→ CHALLENGE
Below are records; count the lines in them that hold "standalone" and give only the count.

-- start --

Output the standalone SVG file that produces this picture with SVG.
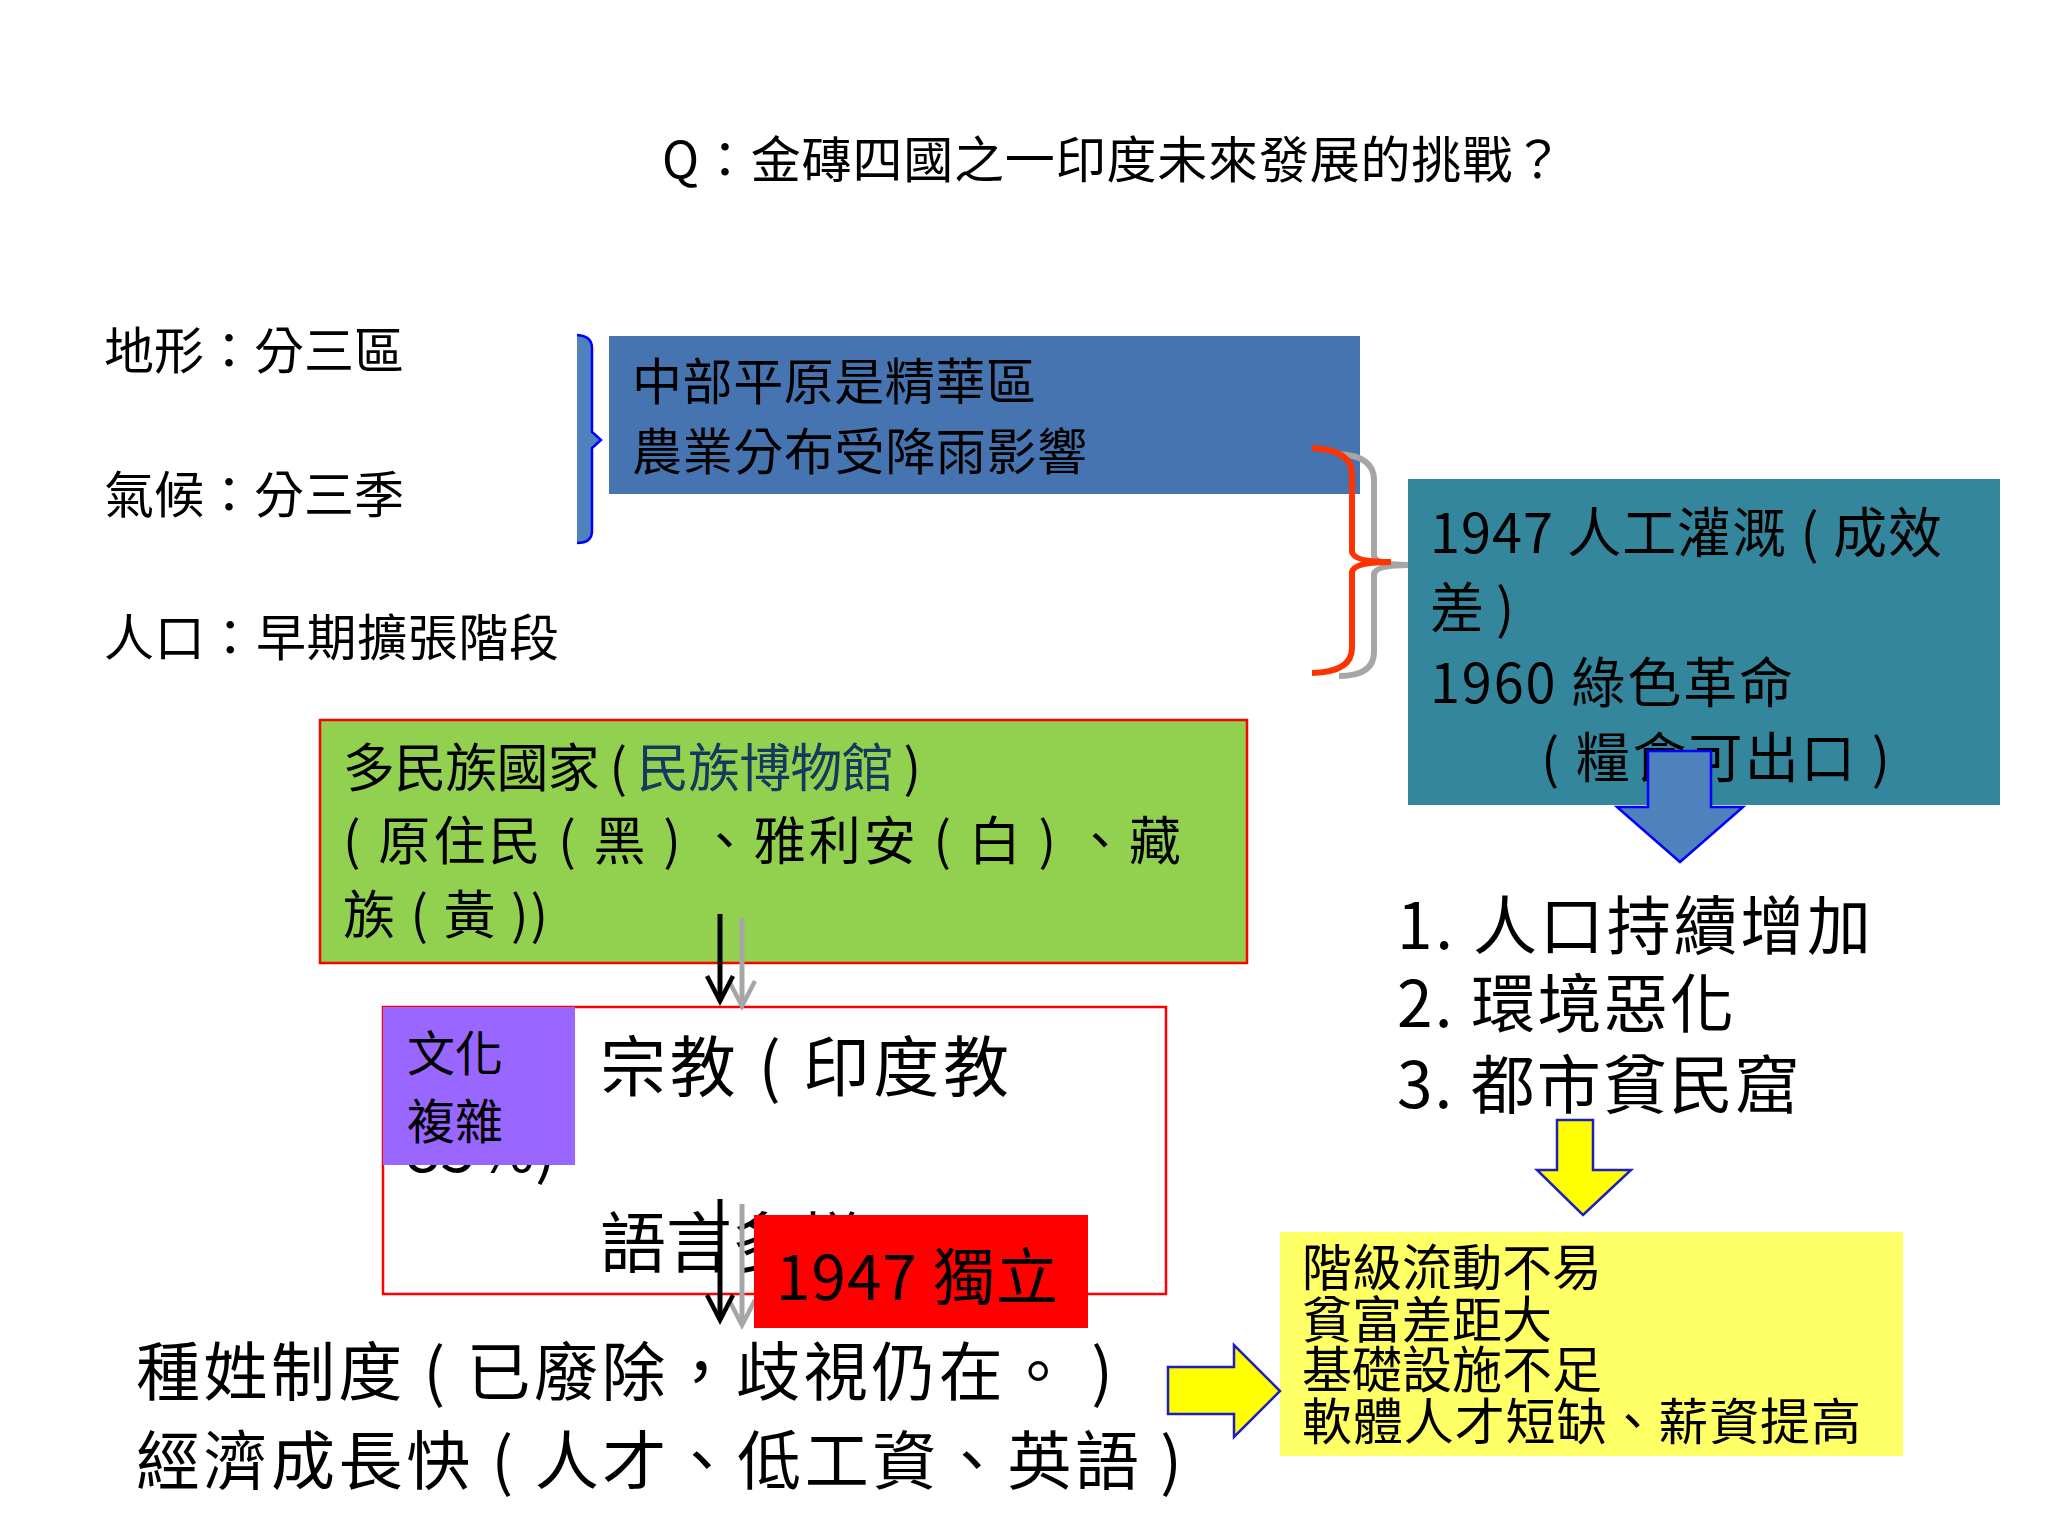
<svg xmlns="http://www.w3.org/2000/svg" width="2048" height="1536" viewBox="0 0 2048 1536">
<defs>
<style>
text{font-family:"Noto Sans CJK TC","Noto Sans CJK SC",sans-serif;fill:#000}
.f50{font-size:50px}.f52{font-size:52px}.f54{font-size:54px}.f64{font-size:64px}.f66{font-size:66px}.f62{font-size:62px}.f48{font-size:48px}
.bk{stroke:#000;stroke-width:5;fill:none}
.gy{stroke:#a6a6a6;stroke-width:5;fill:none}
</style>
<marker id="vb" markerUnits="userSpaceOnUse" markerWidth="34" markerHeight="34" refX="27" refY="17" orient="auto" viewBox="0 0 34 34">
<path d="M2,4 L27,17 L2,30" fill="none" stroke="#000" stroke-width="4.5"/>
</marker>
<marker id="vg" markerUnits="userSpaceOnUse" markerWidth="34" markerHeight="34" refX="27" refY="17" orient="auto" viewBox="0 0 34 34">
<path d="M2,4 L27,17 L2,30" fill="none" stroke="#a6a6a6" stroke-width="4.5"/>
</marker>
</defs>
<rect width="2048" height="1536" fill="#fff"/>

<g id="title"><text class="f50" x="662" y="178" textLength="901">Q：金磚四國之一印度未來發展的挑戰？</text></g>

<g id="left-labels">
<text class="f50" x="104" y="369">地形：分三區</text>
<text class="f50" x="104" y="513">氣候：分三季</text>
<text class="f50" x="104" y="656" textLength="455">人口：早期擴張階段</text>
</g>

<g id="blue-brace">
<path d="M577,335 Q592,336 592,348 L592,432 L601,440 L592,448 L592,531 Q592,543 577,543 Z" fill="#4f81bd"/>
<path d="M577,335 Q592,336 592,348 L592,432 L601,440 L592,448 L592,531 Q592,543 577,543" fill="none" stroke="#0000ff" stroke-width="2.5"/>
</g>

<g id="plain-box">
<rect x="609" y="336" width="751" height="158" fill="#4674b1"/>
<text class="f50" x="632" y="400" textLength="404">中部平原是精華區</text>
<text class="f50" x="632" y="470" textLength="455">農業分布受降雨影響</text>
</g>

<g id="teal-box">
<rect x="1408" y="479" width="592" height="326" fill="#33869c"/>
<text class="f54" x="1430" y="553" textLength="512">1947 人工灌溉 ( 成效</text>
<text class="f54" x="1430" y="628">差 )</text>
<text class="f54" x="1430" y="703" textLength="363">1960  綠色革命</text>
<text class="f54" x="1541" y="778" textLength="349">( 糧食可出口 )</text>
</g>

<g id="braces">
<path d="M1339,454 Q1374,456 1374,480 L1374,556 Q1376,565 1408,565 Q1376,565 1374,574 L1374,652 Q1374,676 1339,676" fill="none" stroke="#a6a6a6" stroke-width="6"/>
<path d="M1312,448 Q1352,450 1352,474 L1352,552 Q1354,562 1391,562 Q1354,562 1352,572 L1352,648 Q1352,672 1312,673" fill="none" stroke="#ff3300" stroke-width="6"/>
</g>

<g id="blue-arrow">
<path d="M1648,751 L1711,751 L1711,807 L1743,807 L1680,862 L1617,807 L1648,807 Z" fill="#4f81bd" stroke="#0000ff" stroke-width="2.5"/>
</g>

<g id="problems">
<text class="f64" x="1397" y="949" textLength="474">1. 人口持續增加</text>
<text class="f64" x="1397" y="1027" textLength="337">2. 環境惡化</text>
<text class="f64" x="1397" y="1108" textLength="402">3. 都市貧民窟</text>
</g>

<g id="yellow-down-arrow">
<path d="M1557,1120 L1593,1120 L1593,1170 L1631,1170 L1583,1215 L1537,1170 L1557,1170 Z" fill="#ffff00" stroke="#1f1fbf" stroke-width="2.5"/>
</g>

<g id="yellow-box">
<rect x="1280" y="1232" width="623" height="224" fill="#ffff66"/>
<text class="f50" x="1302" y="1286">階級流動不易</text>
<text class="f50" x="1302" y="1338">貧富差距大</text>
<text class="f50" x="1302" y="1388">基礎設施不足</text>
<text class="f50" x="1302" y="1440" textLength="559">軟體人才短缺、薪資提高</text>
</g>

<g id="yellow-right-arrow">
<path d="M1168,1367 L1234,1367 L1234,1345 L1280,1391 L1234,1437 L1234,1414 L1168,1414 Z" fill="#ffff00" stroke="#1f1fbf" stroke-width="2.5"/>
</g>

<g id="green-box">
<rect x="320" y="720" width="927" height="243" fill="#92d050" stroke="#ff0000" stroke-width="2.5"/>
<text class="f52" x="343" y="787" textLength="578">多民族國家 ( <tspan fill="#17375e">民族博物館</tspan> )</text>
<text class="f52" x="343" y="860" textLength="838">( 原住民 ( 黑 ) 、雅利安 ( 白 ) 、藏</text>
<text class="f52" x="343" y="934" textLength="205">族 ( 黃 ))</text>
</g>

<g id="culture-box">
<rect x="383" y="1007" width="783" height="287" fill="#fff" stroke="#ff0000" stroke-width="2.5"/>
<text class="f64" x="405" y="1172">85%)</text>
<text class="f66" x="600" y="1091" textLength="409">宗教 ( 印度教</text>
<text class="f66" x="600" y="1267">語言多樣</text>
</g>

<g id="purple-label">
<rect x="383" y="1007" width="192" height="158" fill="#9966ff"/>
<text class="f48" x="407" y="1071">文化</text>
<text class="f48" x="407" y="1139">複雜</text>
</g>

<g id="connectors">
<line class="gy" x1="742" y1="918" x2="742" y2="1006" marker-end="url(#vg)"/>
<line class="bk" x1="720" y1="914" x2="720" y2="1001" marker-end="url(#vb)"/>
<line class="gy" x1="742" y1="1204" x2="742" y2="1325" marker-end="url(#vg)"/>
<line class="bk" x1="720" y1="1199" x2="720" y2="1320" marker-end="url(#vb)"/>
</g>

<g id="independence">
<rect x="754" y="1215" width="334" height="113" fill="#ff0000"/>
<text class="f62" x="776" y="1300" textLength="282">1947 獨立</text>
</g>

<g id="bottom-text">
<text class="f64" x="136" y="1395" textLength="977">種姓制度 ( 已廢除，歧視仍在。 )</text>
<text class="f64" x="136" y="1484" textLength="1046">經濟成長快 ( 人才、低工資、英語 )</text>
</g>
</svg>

-- end --
-- start --

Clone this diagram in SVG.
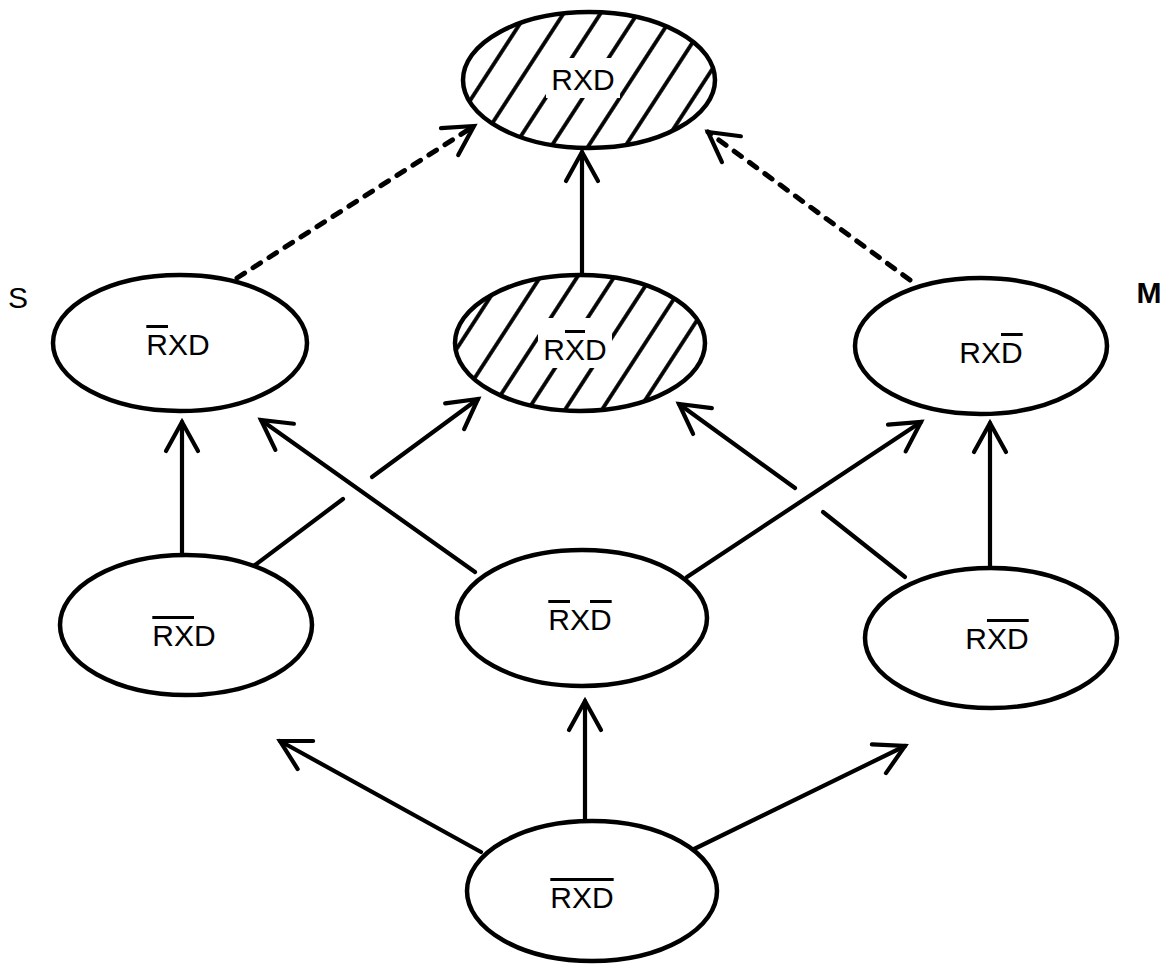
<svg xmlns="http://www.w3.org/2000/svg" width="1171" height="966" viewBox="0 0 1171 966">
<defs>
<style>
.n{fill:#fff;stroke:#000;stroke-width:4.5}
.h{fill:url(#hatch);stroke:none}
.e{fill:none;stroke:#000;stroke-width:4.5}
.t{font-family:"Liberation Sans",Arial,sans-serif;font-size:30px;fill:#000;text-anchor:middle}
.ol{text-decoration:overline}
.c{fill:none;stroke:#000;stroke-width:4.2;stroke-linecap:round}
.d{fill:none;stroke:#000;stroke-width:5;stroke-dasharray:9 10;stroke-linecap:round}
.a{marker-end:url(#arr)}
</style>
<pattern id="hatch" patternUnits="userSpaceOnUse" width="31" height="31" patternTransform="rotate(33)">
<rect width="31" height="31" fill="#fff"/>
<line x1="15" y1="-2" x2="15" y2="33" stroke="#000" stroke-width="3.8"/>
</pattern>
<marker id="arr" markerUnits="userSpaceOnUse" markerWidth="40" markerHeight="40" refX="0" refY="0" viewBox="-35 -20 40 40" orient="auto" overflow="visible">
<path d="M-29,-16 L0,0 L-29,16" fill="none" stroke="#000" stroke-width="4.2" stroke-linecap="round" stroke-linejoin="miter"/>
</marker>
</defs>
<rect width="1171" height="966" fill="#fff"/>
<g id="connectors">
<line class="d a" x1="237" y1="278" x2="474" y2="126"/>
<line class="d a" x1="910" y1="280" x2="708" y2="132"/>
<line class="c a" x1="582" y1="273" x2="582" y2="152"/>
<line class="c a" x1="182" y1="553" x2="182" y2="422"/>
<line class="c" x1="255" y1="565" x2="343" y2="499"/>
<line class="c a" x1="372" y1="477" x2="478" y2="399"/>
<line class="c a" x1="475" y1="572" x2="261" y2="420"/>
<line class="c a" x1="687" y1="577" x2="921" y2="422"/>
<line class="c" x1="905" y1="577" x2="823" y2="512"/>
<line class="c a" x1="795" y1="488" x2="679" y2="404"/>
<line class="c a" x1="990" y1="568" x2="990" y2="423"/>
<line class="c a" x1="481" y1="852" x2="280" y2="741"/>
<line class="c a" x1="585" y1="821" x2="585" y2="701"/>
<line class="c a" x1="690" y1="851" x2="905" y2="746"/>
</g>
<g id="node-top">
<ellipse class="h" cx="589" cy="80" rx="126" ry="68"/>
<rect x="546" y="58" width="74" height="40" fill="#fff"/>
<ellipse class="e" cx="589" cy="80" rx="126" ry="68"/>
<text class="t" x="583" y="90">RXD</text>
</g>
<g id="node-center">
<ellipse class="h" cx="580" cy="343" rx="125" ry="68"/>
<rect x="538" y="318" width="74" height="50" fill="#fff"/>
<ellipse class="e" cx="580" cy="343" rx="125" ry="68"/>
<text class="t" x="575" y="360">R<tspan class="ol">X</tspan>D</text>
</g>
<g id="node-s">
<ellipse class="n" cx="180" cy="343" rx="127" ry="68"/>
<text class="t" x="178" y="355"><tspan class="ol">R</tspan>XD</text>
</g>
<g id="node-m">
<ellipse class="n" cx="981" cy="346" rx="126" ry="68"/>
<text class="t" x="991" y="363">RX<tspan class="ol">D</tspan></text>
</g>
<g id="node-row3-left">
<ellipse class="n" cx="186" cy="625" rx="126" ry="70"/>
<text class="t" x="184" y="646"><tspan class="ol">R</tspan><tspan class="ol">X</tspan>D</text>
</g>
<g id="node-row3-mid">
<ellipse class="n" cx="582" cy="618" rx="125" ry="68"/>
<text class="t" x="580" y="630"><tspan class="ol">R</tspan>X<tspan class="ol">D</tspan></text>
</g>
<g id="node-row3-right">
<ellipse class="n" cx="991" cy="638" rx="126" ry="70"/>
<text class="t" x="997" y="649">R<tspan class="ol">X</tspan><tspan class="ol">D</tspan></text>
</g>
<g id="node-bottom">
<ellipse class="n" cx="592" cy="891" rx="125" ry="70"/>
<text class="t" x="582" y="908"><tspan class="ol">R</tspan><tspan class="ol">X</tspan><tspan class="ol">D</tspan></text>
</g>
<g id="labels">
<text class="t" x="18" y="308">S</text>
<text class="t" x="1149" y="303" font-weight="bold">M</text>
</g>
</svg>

-- end --
-- start --

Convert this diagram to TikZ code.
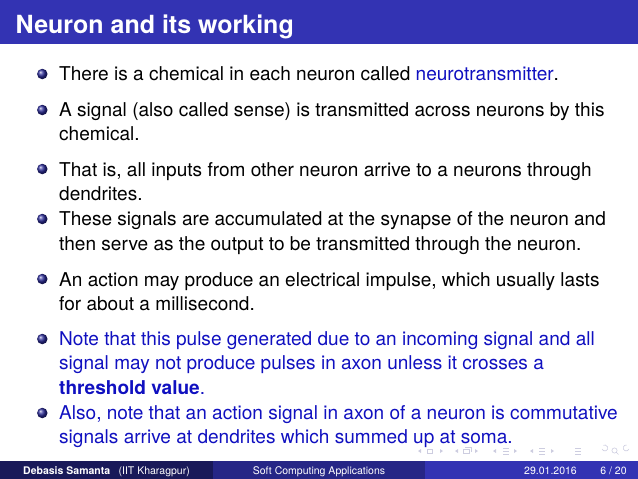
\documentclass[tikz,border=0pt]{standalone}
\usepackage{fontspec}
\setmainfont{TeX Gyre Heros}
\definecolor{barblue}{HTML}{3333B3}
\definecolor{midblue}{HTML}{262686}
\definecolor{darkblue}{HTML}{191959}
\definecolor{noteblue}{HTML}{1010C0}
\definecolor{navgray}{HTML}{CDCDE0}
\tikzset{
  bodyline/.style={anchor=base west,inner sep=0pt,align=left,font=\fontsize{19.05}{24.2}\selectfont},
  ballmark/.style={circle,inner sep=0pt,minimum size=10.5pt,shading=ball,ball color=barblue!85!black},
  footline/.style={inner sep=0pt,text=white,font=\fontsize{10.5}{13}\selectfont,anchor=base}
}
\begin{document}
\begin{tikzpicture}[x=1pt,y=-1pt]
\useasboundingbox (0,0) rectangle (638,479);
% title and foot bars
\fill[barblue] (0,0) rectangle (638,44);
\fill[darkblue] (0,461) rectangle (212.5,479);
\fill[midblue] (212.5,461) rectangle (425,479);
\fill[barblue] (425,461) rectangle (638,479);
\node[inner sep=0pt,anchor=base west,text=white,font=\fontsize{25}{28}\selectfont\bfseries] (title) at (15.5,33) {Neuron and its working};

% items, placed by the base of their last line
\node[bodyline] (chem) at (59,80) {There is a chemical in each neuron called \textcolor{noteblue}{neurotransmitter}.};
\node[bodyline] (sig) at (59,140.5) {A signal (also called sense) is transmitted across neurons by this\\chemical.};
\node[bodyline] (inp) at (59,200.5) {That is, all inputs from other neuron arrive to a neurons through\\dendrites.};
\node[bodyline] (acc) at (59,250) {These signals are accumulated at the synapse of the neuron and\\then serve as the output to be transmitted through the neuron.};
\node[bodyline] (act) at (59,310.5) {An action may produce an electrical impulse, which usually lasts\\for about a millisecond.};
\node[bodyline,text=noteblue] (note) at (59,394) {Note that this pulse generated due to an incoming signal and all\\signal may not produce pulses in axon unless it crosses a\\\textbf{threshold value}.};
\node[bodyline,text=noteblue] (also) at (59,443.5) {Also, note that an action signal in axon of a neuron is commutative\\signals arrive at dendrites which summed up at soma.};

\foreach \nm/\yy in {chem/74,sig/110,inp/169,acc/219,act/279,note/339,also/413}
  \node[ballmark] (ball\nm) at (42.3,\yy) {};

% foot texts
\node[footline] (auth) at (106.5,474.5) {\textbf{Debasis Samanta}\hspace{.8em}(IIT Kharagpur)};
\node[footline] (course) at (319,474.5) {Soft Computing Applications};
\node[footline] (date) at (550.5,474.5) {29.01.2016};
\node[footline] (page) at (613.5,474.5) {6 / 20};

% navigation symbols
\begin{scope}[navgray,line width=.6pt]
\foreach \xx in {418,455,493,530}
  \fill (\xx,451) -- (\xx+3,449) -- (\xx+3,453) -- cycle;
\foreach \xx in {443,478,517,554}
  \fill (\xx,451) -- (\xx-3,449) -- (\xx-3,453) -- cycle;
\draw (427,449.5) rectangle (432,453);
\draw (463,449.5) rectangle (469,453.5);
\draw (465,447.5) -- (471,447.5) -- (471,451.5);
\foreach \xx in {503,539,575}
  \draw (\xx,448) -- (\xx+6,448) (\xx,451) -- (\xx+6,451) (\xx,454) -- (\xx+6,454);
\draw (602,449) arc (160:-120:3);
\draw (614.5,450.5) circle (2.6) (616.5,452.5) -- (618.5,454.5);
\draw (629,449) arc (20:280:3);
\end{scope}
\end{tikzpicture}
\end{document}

-- end --

→ TASK ANSWER
2